His life on this earth, His power creating this earth, His ongoing love and splendor in this world are fascinating to me. He built a world that would fall, that would be sinful and degrading to Him. He came willingly to be despised and rejected. He came willingly so that His love, deep grief over how ugly we make things and His truth would shine through all the confusion, all the misplaced anxiety and through all the fear.

We are so constantly confused and afraid. And yet, Jesus is such a bright guiding light that deeply wants to show us a clean, simple path of following Him in this life into the next. He was despised and rejected and willing to endure sorrows and pain so we can know Him. He's got such love and hope for us that He willingly came here to save us from ourselves.
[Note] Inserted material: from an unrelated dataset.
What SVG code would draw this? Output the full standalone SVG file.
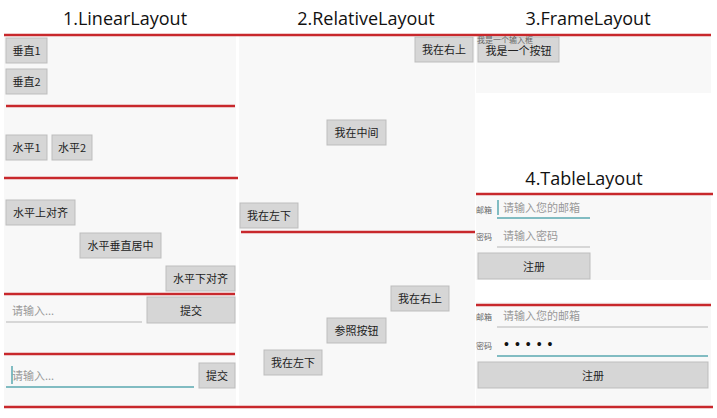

He is such a treasure, our only hope. Lord God, teach us how to appreciate your worth. To esteem you. To see beyond our fears, our worldview, our biases. Lord teach us how to be like you, that in your great love you willingly entered a world that would hate and reject you. And yet you didn't hate us first or gather up your defenses. You let it crush you and you loved us still. You forgave us because you see the deep weakness in our humanity. Teach us how to forgive others like you forgive us. Teach us to ask you for forgiveness and live out of sanctification. Teach us how to be fully reliant on you and know that we are saved by grace alone. And in that, to do better and be better not because it gets us salvation but because it's what you did and that's the only way to live.